Maksud hati ingin menyaksikan Mocca, band indie asal Bandung, di Lapangan Kridosono yang jaraknya dari kosan kami hanya sekitar 5 menit. Namun maksud itu segera kami ubah dan akhirnya juga mengubah rute perayaan “malam minggu” kami karena Kridosono terlihat begitu ramai dan sepertinya agak berdesakan. Target kami berikutnya sebenarnya tidak sebanding dengan alunan lagu-lagu yang akan dibawakan oleh Mocca atau bahkan hentakan Endank Soekamti yang juga main di Kridosono. Tempat yang kami tuju yaitu perempatan BNI tepatnya di depan Tugu serangan Umum 1 Maret. Tidak ada alasan yang spesisifik mengapa ke tempat itu kecuali kata seorang kawan karena kita sudah lama tidak nongkrong di tempat itu. Dengan alasan sederhana itu, maka motor segera dipacu menyusuri jalanan yang tentu agak ramai dibanding malam-malam lain apalagi sekarang masa-masa liburan. Sampai di malioboro, jalanan terlihat lengang. Pikirku mungkin karena orang-orang terkosentrasi di tempat lain. Tapi itu segera berubah setelah kami mulai mendekati pasar Beringharjo. Jalanan mulai padat merayap. Apalagi setelah mendekati Istana Presiden sepertinya sekitar ribuan orang sudah berkerumun dengan aktivitasnya masing-masing hingga ke depan Tugu Serangan Umum 1 Maret, tempat yang kami tuju.

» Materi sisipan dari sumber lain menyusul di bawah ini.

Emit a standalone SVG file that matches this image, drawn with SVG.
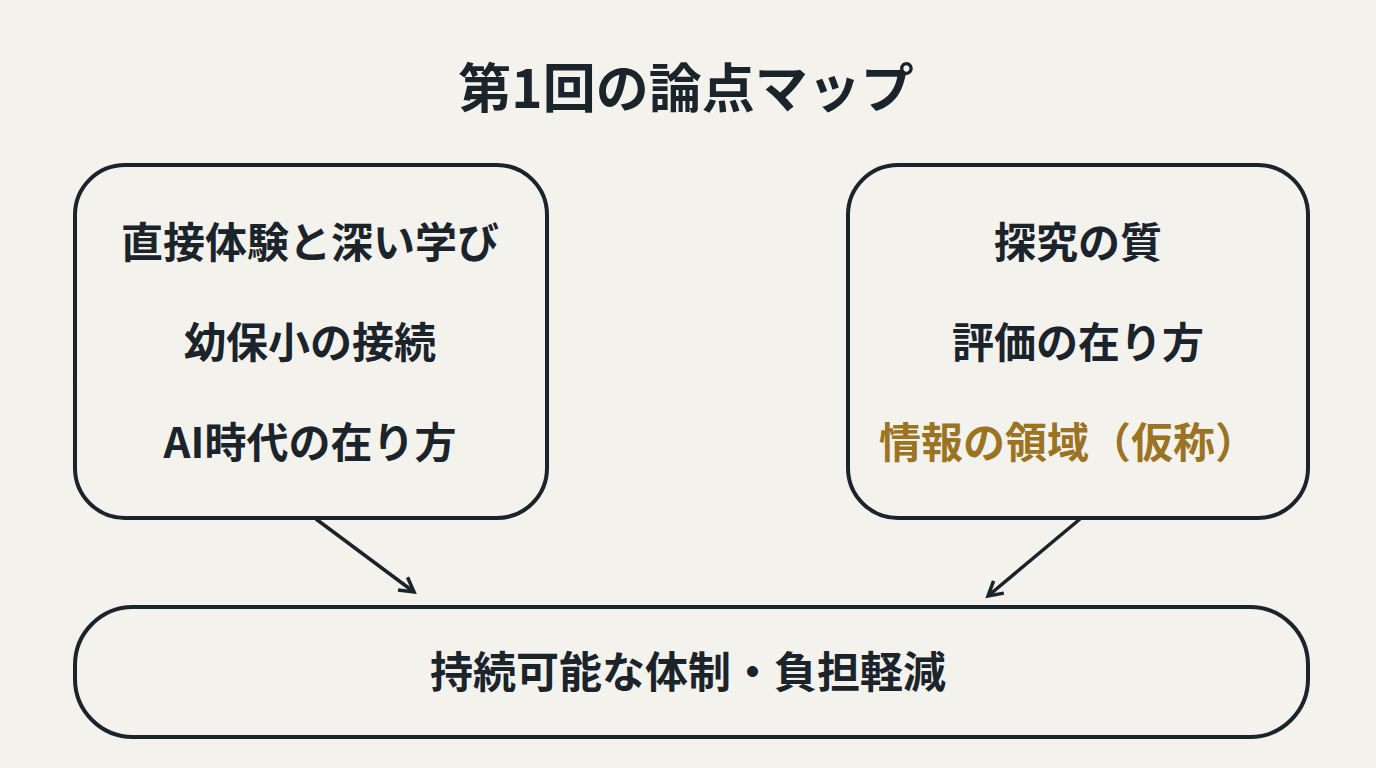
<svg xmlns="http://www.w3.org/2000/svg" width="1376" height="768" viewBox="0 0 1376 768">
<defs>
<style>
.t{font-family:"Noto Sans CJK JP","Noto Sans",sans-serif;font-weight:700;fill:#1b232b;text-anchor:middle}
.b{fill:none;stroke:#1b232b;stroke-width:4}
.c{stroke:#1b232b;stroke-width:3.5;fill:none}
</style>
<marker id="a" viewBox="0 0 20 20" refX="16" refY="10" markerWidth="20" markerHeight="20" markerUnits="userSpaceOnUse" orient="auto"><path d="M2,2 L16,10 L2,18" fill="none" stroke="#1b232b" stroke-width="3.5"/></marker>
</defs>
<rect width="1376" height="768" fill="#f3f2ed"/>
<text class="t" x="686" y="108" font-size="53">第1回の論点マップ</text>
<g id="left">
<rect class="b" x="75" y="165" width="472" height="353" rx="50"/>
<text class="t" x="310" y="258" font-size="42">直接体験と深い学び</text>
<text class="t" x="310" y="358" font-size="42">幼保小の接続</text>
<text class="t" x="310" y="458" font-size="42">AI時代の在り方</text>
</g>
<g id="right">
<rect class="b" x="848" y="165" width="460" height="353" rx="50"/>
<text class="t" x="1078" y="258" font-size="42">探究の質</text>
<text class="t" x="1078" y="358" font-size="42">評価の在り方</text>
<text class="t" x="1068" y="458" font-size="42" style="fill:#9a7422">情報の領域（仮称）</text>
</g>
<g id="bottom">
<rect class="b" x="75" y="607" width="1233" height="130" rx="58"/>
<text class="t" x="688" y="688" font-size="43">持続可能な体制・負担軽減</text>
</g>
<g id="connectors">
<path class="c" d="M316,519 L414,592" marker-end="url(#a)"/>
<path class="c" d="M1080,519 L988,596" marker-end="url(#a)"/>
</g>
</svg>
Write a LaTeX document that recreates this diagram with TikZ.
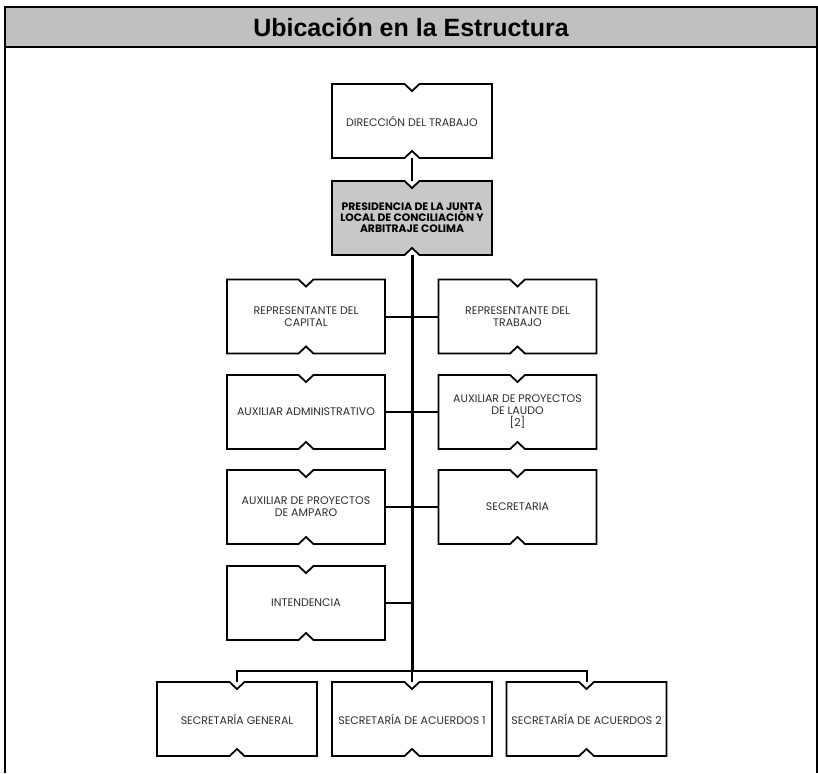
\documentclass[tikz,border=0pt]{standalone}
\usepackage{fontspec}
\setmainfont{Liberation Sans}
\newfontfamily\orgfont{Poppins}
\usetikzlibrary{calc,backgrounds}

\definecolor{bandgray}{RGB}{192,192,192}
\definecolor{headgray}{RGB}{200,200,200}
\definecolor{orgtext}{RGB}{45,45,45}

\tikzset{
  orgbox/.style={rectangle, draw=none, inner sep=0pt, outer sep=0pt,
    minimum width=158pt, minimum height=74pt, align=center, text=orgtext,
    font=\orgfont\fontsize{11}{12}\selectfont},
  widebox/.style={orgbox, minimum width=160pt},
  headbox/.style={widebox, text=black,
    font=\orgfont\bfseries\fontsize{10.8}{11}\selectfont},
  boxline/.style={line width=1.8pt, line join=miter},
  frameline/.style={line width=2pt},
  link/.style={line width=2pt},
  trunk/.style={line width=3pt},
}

% outline of a box with a V notch at the middle of its top and bottom edges
\newcommand\notchedbox[2]{%
  \filldraw[boxline, fill=#2]
    (#1.north west) -- ($(#1.north)+(-7.5,0)$) -- ($(#1.north)+(0,7)$)
    -- ($(#1.north)+(7.5,0)$) -- (#1.north east) -- (#1.south east)
    -- ($(#1.south)+(7.5,0)$) -- ($(#1.south)+(0,-7)$)
    -- ($(#1.south)+(-7.5,0)$) -- (#1.south west) -- cycle;
}

\begin{document}
\begin{tikzpicture}[x=1pt,y=-1pt]
  \useasboundingbox (0,0) rectangle (818,773);

  % frame and title band
  \fill[bandgray] (5,7) rectangle (817,47);
  \draw[frameline] (5,773) -- (5,7) -- (817,7) -- (817,773);
  \draw[frameline] (5,47) -- (817,47);
  \node (title) at (411,27)
    {\bfseries\fontsize{25}{29}\selectfont Ubicación en la Estructura};

  % boxes
  \node[widebox] (dir) at (412,121) {DIRECCIÓN DEL TRABAJO};
  \node[headbox] (pres) at (412,218)
    {PRESIDENCIA DE LA JUNTA\\LOCAL DE CONCILIACIÓN Y\\ARBITRAJE COLIMA};

  \node[orgbox] (rcap) at (306,316.5) {REPRESENTANTE DEL\\CAPITAL};
  \node[orgbox] (rtra) at (517.5,316.5) {REPRESENTANTE DEL\\TRABAJO};
  \node[orgbox] (aadm) at (306,412) {AUXILIAR ADMINISTRATIVO};
  \node[orgbox] (alau) at (517.5,412) {AUXILIAR DE PROYECTOS\\DE LAUDO\\{[2]}};
  \node[orgbox] (aamp) at (306,507) {AUXILIAR DE PROYECTOS\\DE AMPARO};
  \node[orgbox] (secr) at (517.5,507) {SECRETARIA};
  \node[orgbox] (inte) at (306,603) {INTENDENCIA};

  \node[widebox] (sgen) at (237,719) {SECRETARÍA GENERAL};
  \node[widebox] (sac1) at (412,719) {SECRETARÍA DE ACUERDOS 1};
  \node[widebox] (sac2) at (586.5,719) {SECRETARÍA DE ACUERDOS 2};

  \begin{scope}[on background layer]
    \foreach \n in {dir,rcap,rtra,aadm,alau,aamp,secr,inte,sgen,sac1,sac2}
      {\notchedbox{\n}{white}}
    \notchedbox{pres}{headgray}
  \end{scope}

  % connectors
  \coordinate (bus) at (pres.south |- 0,671);
  \draw[link] (dir.south) -- (pres.north);
  \draw[trunk] (pres.south) -- (bus);
  \draw[link] (rcap.east) -- (rtra.west);
  \draw[link] (aadm.east) -- (alau.west);
  \draw[link] (aamp.east) -- (secr.west);
  \draw[link] (inte.east) -- (inte.east -| bus);
  \draw[link] (sgen.north) -- (sgen.north |- bus) -- (sac2.north |- bus) -- (sac2.north);
  \draw[link] (bus) -- (sac1.north);
\end{tikzpicture}
\end{document}
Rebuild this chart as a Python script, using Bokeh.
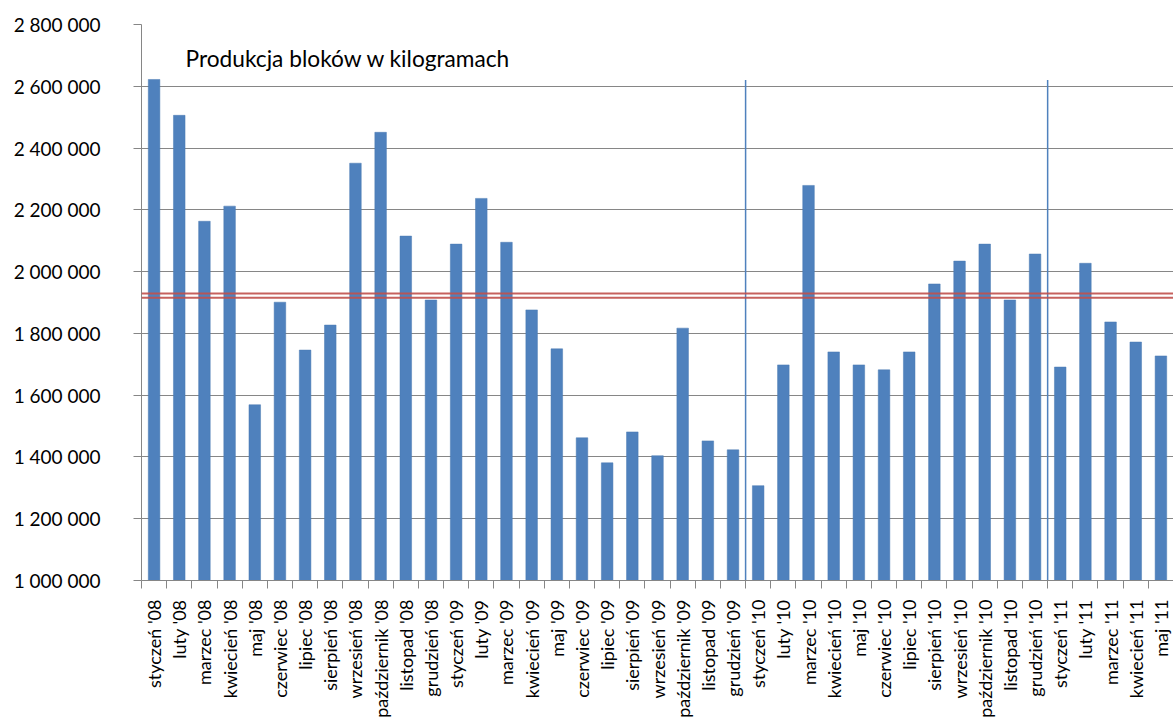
import math
from bokeh.plotting import figure
from bokeh.models import Range1d, FixedTicker, Span, Label, ColumnDataSource
from bokeh.embed import file_html
from bokeh.resources import INLINE

months = ["styczeń", "luty", "marzec", "kwiecień", "maj", "czerwiec", "lipiec",
          "sierpień", "wrzesień", "październik", "listopad", "grudzień"]
periods = ([f"{m} '08" for m in months] + [f"{m} '09" for m in months] +
           [f"{m} '10" for m in months] + [f"{m} '11" for m in months[:5]])

production = [2622000, 2506000, 2163000, 2212000, 1569000, 1901000, 1746000, 1827000,
              2351000, 2451000, 2115000, 1908000,
              2089000, 2237000, 2095000, 1876000, 1750000, 1462000, 1381000, 1481000,
              1404000, 1817000, 1452000, 1423000,
              1307000, 1698000, 2279000, 1740000, 1698000, 1682000, 1740000, 1960000,
              2034000, 2089000, 1908000, 2057000,
              1691000, 2027000, 1837000, 1772000, 1727000]

reference_levels = [1929000, 1915000]
year_breaks = [24, 36]          # index of first month of 2010 and 2011
separator_top = 2620000         # top of the year separator lines
y_ticks = list(range(1000000, 2800001, 200000))
title_text = "Produkcja bloków w kilogramach"

FONT = "Lato"
GREY = "#868686"

n = len(periods)
centers = [i + 0.5 for i in range(n)]

p = figure(width=1173, height=720, output_backend="svg", toolbar_location=None,
           x_range=Range1d(0, n), y_range=Range1d(y_ticks[0], y_ticks[-1]),
           min_border_left=141, min_border_right=0, min_border_top=24)
p.outline_line_color = None
p.background_fill_color = "white"
p.border_fill_color = "white"

src = ColumnDataSource(dict(x=centers, top=production, label=periods))
p.vbar(x="x", top="top", bottom=y_ticks[0], width=0.46, source=src,
       fill_color="#4f81bd", line_color="#4a7ab3", line_width=0.5)

# year separators
p.segment(x0=year_breaks, x1=year_breaks, y0=[y_ticks[0]] * len(year_breaks),
          y1=[separator_top] * len(year_breaks), line_color="#4f81bd", line_width=1.5)

# x axis
xa = p.xaxis[0]
xa.ticker = FixedTicker(ticks=centers, minor_ticks=list(range(n + 1)))
xa.major_label_overrides = {c: lab for c, lab in zip(centers, periods)}
xa.major_label_orientation = math.pi / 2
xa.major_tick_line_color = None
xa.minor_tick_line_color = GREY
xa.minor_tick_in = 0
xa.minor_tick_out = 8
xa.major_label_standoff = 11
xa.axis_line_color = GREY
xa.major_label_text_font = FONT
xa.major_label_text_font_size = "18px"
xa.major_label_text_color = "#000000"

# y axis
ya = p.yaxis[0]
ya.ticker = FixedTicker(ticks=y_ticks)
ya.major_label_overrides = {v: f"{v:,}".replace(",", " ") for v in y_ticks}
ya.major_tick_in = 0
ya.major_tick_out = 8
ya.minor_tick_line_color = None
ya.major_tick_line_color = GREY
ya.axis_line_color = GREY
ya.major_label_standoff = 33
ya.major_label_text_font = FONT
ya.major_label_text_font_size = "19px"
ya.major_label_text_color = "#000000"

p.xgrid.grid_line_color = None
p.ygrid.ticker = FixedTicker(ticks=y_ticks)
p.ygrid.grid_line_color = GREY
p.ygrid.grid_line_width = 1

for lvl in reference_levels:
    p.add_layout(Span(location=lvl, dimension="width", line_color="#c0504d",
                      line_width=2, line_alpha=0.9))

p.add_layout(Label(x=1.75, y=2690000, text=title_text, text_font=FONT,
                   text_font_size="22.7px", text_color="#000000",
                   text_baseline="middle"))

open("out.html", "w").write(file_html(p, INLINE))
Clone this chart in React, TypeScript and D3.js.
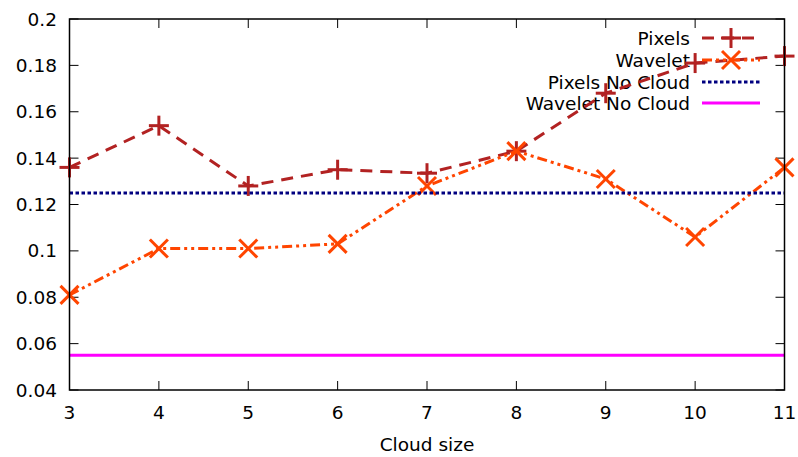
import React from "react";
import * as d3 from "d3";

const cloudSizes = [3, 4, 5, 6, 7, 8, 9, 10, 11];
const pixels = [0.136, 0.154, 0.128, 0.135, 0.1335, 0.143, 0.168, 0.181, 0.184];
const wavelet = [0.081, 0.101, 0.101, 0.103, 0.128, 0.143, 0.131, 0.106, 0.136];
const pixelsNoCloud = 0.125;
const waveletNoCloud = 0.055;
const yTicks = [0.04, 0.06, 0.08, 0.1, 0.12, 0.14, 0.16, 0.18, 0.2];
const xTicks = [3, 4, 5, 6, 7, 8, 9, 10, 11];
const legendLabels = ["Pixels", "Wavelet", "Pixels No Cloud", "Wavelet No Cloud"];

const W = 798, H = 457;
const L = 69.5, R = 784.5, T = 19, B = 390;
const FONT = "DejaVu Sans, sans-serif";
const FS = 18.5;

const C_PIX = "#b22222";
const C_WAV = "#ff4500";
const C_NAVY = "#000080";
const C_MAG = "#ff00ff";
const DASH_PIX = "12,8";
const DASH_WAV = "10,4,3,4,3,4";
const DASH_NAVY = "3.5,2.5";

function Plus({ x, y, c }: { x: number; y: number; c: string }) {
  const s = 10;
  return (
    <g stroke={c} strokeWidth={3}>
      <line x1={x - s} x2={x + s} y1={y} y2={y} />
      <line x1={x} x2={x} y1={y - s} y2={y + s} />
    </g>
  );
}
function Cross({ x, y, c }: { x: number; y: number; c: string }) {
  const s = 9;
  return (
    <g stroke={c} strokeWidth={3}>
      <line x1={x - s} x2={x + s} y1={y - s} y2={y + s} />
      <line x1={x - s} x2={x + s} y1={y + s} y2={y - s} />
    </g>
  );
}

export default function App() {
  const x = d3.scaleLinear().domain([3, 11]).range([L, R]);
  const y = d3.scaleLinear().domain([0.04, 0.2]).range([B, T]);
  const line = d3
    .line<number>()
    .x((_, i) => x(cloudSizes[i]))
    .y((d) => y(d));

  const legX = 690, sx1 = 702, sx2 = 760;
  const legY = [38, 60, 82, 103];

  return (
    <svg width={W} height={H} style={{ position: "absolute", left: 0, top: 0, background: "#fff" }}
      fontFamily={FONT} fontSize={FS}>
      <rect x={0} y={0} width={W} height={H} fill="#fff" />
      {/* ticks */}
      {yTicks.map((t) => (
        <g key={"y" + t}>
          <line x1={L} x2={L + 9} y1={y(t)} y2={y(t)} stroke="#000" strokeWidth={1} />
          <line x1={R} x2={R - 9} y1={y(t)} y2={y(t)} stroke="#000" strokeWidth={1} />
          <text x={57} y={y(t)} textAnchor="end" dominantBaseline="central" fill="#000">
            {String(t)}
          </text>
        </g>
      ))}
      {xTicks.map((t) => (
        <g key={"x" + t}>
          <line x1={x(t)} x2={x(t)} y1={B} y2={B - 9} stroke="#000" strokeWidth={1} />
          <line x1={x(t)} x2={x(t)} y1={T} y2={T + 9} stroke="#000" strokeWidth={1} />
          <text x={x(t)} y={412} textAnchor="middle" dominantBaseline="central" fill="#000">
            {t}
          </text>
        </g>
      ))}
      <text x={(L + R) / 2} y={444} textAnchor="middle" dominantBaseline="central" fill="#000">
        Cloud size
      </text>
      {/* legend text */}
      {legendLabels.map((l, i) => (
        <text key={l} x={legX} y={legY[i]} textAnchor="end" dominantBaseline="central" fill="#000">
          {l}
        </text>
      ))}
      {/* Pixels */}
      <path d={line(pixels) || ""} fill="none" stroke={C_PIX} strokeWidth={3} strokeDasharray={DASH_PIX} />
      {pixels.map((v, i) => (
        <Plus key={"p" + i} x={x(cloudSizes[i])} y={y(v)} c={C_PIX} />
      ))}
      <line x1={sx1} x2={sx2} y1={legY[0]} y2={legY[0]} stroke={C_PIX} strokeWidth={3} strokeDasharray={DASH_PIX} />
      <Plus x={(sx1 + sx2) / 2} y={legY[0]} c={C_PIX} />
      {/* Wavelet */}
      <path d={line(wavelet) || ""} fill="none" stroke={C_WAV} strokeWidth={3} strokeDasharray={DASH_WAV} />
      {wavelet.map((v, i) => (
        <Cross key={"w" + i} x={x(cloudSizes[i])} y={y(v)} c={C_WAV} />
      ))}
      <line x1={sx1} x2={sx2} y1={legY[1]} y2={legY[1]} stroke={C_WAV} strokeWidth={3} strokeDasharray={DASH_WAV} />
      <Cross x={(sx1 + sx2) / 2} y={legY[1]} c={C_WAV} />
      {/* No cloud lines */}
      <line x1={L} x2={R} y1={y(pixelsNoCloud)} y2={y(pixelsNoCloud)} stroke={C_NAVY} strokeWidth={3} strokeDasharray={DASH_NAVY} />
      <line x1={sx1} x2={sx2} y1={legY[2]} y2={legY[2]} stroke={C_NAVY} strokeWidth={3} strokeDasharray={DASH_NAVY} />
      <line x1={L} x2={R} y1={y(waveletNoCloud)} y2={y(waveletNoCloud)} stroke={C_MAG} strokeWidth={3} />
      <line x1={sx1} x2={sx2} y1={legY[3]} y2={legY[3]} stroke={C_MAG} strokeWidth={3} />
      {/* border */}
      <rect x={L} y={T} width={R - L} height={B - T} fill="none" stroke="#000" strokeWidth={1.5} />
    </svg>
  );
}
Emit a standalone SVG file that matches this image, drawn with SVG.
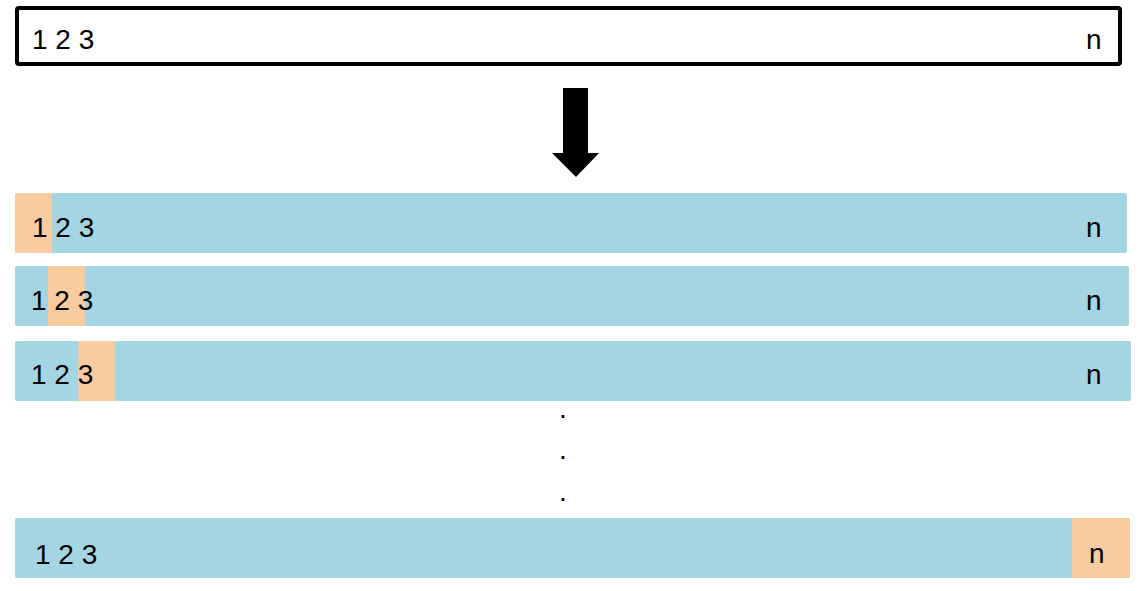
<svg xmlns="http://www.w3.org/2000/svg" width="1144" height="591" viewBox="0 0 1144 591">
<style>
.t{font-family:"Liberation Sans",Arial,sans-serif;font-size:28px;fill:#000}
.bar{fill:#A3D5E3}
.hl{fill:#F8CBA0}
</style>
<rect width="1144" height="591" fill="#fff"/>
<g id="input">
<rect x="17" y="8" width="1103" height="56" rx="2" fill="#fff" stroke="#000" stroke-width="4"/>
<text class="t" x="32" y="49">1 2 3</text>
<text class="t" x="1086" y="49">n</text>
</g>
<g id="connectors">
<polygon points="563,88 588,88 588,153 599,153 576,177 552,153 563,153" fill="#000"/>
</g>
<g id="row1">
<rect class="bar" x="15" y="193" width="1112" height="60" rx="2"/>
<path class="hl" d="M17,193 H52 V253 H17 A2,2 0 0 1 15,251 V195 A2,2 0 0 1 17,193 Z"/>
<text class="t" x="32" y="237">1 2 3</text>
<text class="t" x="1086" y="237">n</text>
</g>
<g id="row2">
<rect class="bar" x="15" y="266" width="1114" height="60" rx="2"/>
<rect class="hl" x="48" y="266" width="37" height="60"/>
<text class="t" x="31" y="310">1 2 3</text>
<text class="t" x="1086" y="310">n</text>
</g>
<g id="row3">
<rect class="bar" x="15" y="341" width="1116" height="60" rx="2"/>
<rect class="hl" x="78" y="341" width="37" height="60"/>
<text class="t" x="31" y="384">1 2 3</text>
<text class="t" x="1086" y="384">n</text>
</g>
<g id="ellipsis">
<text class="t" x="563" y="418" text-anchor="middle">.</text>
<text class="t" x="563" y="459" text-anchor="middle">.</text>
<text class="t" x="563" y="501" text-anchor="middle">.</text>
</g>
<g id="rowN">
<rect class="bar" x="15" y="518" width="1115" height="60" rx="2"/>
<path class="hl" d="M1072,518 H1128 A2,2 0 0 1 1130,520 V576 A2,2 0 0 1 1128,578 H1072 Z"/>
<text class="t" x="35" y="564">1 2 3</text>
<text class="t" x="1089" y="563">n</text>
</g>
</svg>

Setelah memarkir motor, kami berdua mulai mencari atau tepatnya memilih tontonan apa yang akan kami nikmati sambil menunggu kawan yang masih tertinggal di belakang. Dan kami memilih menyaksikan live band performance yang berada tepat di sudut lampu merah yang berada di sudut istana presiden dan menghadap BNI. Seharusnya akan lebih mudah menjelaskan posisinya jika saya pandai menentukan mana utara selatan dan sebagainya seperti pandainya orang di kota ini. Tapi taka pa yang jelas kalau anda berhenti di lampu merah perempatan Jl. A. Yani dari arah Malioboro maka di sebelah kanan anda di situlah kami berdua memutuskan mewarnai malam minggu kami.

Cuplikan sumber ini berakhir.